U.S. import growth continued unabated in October, with Panjiva data showing seaborne import shipments rose 3.2% on a year earlier. That makes the eighth straight month of growth, and 15th out of the past 16 (February’s drop reflected the timing of lunar new year). Year-to-date shipments of 9.63 million are a record for the first 10 months of the year. That shows earlier worries of a protectionist crimp on trade from the policies of the Trump administration have not yet taken effect.
Source: Panjiva
Geographically, growth in absolute terms was once again led by shipments from China and Hong Kong, which increased by 5.4%. While the slowest rate of expansion since June, it would suggest yet another rise in the U.S. trade deficit with China lies ahead as outlined in Panjiva research of November 5.
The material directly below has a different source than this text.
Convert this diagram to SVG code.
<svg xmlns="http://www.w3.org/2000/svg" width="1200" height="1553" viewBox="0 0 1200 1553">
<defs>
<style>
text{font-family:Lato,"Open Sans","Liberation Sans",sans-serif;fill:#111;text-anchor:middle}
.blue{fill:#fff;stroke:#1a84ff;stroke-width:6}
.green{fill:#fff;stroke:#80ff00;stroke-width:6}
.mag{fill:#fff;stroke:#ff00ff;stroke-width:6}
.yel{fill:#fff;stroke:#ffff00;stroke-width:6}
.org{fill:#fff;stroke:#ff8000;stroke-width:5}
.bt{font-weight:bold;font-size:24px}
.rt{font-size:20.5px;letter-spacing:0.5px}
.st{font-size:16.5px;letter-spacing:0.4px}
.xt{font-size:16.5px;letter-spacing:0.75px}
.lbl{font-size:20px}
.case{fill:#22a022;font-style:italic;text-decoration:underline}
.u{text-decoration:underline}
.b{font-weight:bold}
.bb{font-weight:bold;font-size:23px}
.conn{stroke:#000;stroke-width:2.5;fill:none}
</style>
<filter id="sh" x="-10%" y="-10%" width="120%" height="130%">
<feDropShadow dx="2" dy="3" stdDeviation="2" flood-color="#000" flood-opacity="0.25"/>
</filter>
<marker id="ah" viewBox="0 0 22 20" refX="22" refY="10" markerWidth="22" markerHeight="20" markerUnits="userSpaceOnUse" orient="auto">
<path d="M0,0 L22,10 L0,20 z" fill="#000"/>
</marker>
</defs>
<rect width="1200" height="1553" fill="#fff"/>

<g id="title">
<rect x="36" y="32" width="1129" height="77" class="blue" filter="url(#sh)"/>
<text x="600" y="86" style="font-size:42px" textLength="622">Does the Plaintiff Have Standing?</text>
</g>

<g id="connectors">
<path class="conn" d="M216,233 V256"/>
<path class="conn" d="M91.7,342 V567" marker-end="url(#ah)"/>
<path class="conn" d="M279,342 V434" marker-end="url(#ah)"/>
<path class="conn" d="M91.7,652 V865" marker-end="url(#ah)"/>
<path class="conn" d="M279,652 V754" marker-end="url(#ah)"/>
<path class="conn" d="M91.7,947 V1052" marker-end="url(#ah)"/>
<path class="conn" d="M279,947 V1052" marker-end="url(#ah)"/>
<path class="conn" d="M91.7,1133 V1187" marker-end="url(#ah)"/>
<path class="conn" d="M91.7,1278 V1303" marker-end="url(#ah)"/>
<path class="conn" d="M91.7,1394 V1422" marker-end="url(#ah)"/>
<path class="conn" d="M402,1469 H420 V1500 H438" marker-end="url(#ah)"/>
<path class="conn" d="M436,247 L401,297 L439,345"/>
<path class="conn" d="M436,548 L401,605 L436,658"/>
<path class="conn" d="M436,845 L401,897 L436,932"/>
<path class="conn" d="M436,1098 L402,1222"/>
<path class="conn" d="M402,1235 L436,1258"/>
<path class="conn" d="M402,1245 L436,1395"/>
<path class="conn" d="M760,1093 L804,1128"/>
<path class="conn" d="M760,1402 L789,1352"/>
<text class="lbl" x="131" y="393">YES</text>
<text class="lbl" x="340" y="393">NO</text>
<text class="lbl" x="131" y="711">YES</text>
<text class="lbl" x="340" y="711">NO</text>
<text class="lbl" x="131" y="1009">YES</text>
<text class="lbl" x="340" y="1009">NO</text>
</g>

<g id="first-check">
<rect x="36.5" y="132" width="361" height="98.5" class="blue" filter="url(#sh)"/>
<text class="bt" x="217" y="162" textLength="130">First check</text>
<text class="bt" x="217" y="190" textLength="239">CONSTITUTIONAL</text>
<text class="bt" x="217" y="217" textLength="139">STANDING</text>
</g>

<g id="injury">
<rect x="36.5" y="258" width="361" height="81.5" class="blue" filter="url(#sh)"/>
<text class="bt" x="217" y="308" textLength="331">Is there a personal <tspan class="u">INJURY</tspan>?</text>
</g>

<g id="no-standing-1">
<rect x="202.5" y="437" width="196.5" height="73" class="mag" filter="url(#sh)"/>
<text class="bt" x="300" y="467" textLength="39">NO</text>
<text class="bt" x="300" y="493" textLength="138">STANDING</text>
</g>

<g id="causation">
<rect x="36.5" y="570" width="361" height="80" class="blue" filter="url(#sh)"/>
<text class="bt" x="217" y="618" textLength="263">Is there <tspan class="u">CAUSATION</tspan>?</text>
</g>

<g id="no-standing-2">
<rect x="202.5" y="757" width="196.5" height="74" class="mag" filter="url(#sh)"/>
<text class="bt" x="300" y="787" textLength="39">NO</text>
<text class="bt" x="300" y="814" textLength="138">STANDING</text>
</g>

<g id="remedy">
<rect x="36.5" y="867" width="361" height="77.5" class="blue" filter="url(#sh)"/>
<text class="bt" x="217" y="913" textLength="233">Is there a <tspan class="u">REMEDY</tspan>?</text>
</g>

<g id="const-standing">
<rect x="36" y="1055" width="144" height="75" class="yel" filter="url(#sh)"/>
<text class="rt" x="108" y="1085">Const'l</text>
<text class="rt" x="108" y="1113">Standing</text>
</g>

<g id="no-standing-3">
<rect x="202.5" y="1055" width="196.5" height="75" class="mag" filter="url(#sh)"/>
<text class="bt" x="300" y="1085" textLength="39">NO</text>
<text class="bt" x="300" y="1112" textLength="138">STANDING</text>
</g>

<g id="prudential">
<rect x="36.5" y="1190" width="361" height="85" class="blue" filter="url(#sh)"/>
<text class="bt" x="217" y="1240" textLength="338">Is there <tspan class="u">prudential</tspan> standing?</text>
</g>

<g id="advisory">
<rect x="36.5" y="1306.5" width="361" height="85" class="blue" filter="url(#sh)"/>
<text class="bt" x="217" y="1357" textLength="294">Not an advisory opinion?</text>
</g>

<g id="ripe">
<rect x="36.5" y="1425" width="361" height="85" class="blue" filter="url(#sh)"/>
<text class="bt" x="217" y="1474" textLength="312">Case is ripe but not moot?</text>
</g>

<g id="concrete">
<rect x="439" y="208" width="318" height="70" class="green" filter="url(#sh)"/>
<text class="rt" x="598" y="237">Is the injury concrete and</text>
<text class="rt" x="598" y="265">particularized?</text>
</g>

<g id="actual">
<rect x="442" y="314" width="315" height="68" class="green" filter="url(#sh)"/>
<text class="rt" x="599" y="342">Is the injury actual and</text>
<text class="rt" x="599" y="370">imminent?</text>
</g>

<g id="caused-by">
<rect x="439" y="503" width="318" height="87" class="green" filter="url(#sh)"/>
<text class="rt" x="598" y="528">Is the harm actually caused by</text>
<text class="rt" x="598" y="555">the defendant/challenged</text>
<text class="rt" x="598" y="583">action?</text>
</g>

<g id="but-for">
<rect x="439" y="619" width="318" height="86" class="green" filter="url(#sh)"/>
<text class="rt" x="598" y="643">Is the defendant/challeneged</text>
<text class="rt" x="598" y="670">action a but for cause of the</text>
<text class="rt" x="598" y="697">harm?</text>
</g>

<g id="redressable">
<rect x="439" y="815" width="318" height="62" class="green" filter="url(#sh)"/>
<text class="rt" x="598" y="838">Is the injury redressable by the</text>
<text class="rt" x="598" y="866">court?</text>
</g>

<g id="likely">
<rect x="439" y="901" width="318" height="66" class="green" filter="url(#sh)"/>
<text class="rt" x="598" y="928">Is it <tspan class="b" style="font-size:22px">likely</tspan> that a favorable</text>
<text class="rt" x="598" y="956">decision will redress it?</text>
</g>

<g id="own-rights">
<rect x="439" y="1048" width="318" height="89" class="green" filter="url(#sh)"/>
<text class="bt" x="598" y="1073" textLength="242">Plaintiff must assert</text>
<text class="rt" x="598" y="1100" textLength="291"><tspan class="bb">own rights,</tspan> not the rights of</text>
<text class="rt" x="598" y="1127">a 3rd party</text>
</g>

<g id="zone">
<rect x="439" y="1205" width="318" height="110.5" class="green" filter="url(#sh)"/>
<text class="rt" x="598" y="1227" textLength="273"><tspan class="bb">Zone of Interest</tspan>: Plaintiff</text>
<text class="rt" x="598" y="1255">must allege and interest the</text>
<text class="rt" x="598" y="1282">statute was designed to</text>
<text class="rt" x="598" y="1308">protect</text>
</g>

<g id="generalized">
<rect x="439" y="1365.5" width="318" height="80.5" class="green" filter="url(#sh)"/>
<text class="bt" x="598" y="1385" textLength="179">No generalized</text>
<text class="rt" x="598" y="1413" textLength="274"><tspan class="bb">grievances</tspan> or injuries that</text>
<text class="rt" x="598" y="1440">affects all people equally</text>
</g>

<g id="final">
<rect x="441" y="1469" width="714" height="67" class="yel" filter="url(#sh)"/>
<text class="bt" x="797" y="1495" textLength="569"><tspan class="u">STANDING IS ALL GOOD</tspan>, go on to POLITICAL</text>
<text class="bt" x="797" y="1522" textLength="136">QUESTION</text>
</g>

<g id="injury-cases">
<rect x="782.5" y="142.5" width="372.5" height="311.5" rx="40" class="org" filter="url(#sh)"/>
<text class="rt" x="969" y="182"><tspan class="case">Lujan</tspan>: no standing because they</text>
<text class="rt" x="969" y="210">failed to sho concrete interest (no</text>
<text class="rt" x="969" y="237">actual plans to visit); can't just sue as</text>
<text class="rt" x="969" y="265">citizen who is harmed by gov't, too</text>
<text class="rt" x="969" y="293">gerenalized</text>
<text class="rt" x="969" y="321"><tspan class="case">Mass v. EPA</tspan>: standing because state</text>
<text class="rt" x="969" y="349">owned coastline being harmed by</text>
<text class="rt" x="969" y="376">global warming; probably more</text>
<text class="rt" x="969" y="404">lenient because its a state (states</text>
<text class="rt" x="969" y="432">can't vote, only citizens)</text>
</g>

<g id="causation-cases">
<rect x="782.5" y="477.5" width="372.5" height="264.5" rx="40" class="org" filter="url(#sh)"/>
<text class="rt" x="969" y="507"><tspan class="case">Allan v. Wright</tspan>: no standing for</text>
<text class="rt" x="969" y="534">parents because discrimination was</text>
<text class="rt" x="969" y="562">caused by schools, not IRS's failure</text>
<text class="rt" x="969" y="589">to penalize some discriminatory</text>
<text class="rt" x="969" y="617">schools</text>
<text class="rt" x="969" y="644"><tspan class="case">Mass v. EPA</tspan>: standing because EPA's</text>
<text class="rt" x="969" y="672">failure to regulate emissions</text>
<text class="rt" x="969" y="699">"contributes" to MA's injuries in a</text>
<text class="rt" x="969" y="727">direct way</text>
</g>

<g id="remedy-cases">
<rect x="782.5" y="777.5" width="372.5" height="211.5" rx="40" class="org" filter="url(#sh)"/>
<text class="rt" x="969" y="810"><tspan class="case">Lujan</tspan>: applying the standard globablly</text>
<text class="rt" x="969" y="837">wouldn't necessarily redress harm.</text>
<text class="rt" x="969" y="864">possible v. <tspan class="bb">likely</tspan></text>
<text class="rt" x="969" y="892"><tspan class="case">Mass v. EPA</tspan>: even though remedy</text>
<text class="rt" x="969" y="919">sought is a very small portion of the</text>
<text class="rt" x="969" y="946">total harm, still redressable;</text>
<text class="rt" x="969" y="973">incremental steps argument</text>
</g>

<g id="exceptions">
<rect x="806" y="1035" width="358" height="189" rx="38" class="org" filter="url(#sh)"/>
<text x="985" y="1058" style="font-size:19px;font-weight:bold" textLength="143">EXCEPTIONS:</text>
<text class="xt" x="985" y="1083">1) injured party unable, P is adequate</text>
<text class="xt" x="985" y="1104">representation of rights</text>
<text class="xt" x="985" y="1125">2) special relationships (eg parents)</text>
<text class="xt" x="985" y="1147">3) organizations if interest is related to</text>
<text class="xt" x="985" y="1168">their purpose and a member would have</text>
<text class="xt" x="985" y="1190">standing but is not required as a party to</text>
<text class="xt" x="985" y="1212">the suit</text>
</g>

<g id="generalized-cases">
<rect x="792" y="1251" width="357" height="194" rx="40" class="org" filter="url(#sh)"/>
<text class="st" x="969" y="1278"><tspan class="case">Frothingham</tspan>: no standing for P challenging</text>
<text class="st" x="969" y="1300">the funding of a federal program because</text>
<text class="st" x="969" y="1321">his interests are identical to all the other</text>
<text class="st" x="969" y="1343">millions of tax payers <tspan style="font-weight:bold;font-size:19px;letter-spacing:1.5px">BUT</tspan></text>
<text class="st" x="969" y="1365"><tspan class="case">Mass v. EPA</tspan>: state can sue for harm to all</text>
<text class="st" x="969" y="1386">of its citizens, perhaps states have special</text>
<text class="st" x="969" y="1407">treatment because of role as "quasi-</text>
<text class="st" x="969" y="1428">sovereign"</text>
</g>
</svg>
The long-term trend of rotation in manufacturing industries out of Taiwan, South Korea and Japan and into lower cost economies including India, Thailand and Vietnam was also in evidence. Shipments from Vietnam climbed 11.2% to equal July’s record, while imports from Taiwan dropped 11.6% to their lowest in a decade.
Source: Panjiva
At the product level department stores are reported to be taking deliveries later than in prior years due to concerns about demand, Reuters reports. Imports of apparel lagged, though tjey were only 0.4% lower than a year earlier, while toys fell by 0.4%. The latter is notable though as there had been five straight declines of 9% or more in the prior months, possibly due to concerns about the future of Toys’R’Us. Other consumer goods remained robust, however, with furniture imports rising 9% and autos/parts rising 10%. The latter is a response to replacement demand after September’s hurricanes, though may prove fleeting.
Source: Panjiva
The strong performance of imports year-to-date would suggest – on the basis of prior years’ trade – that aggregate shipments should reach 11.51 million in the full year, or 3.3% better than a year earlier. Continued strength – albeit fading somewhat – in both business order expectations and consumer confidence (at near 17 year highs) would suggest imports will continue to grow in the remainder of the year. That’s assuming, of course, that no significant protectionist measures are implemented at late notice.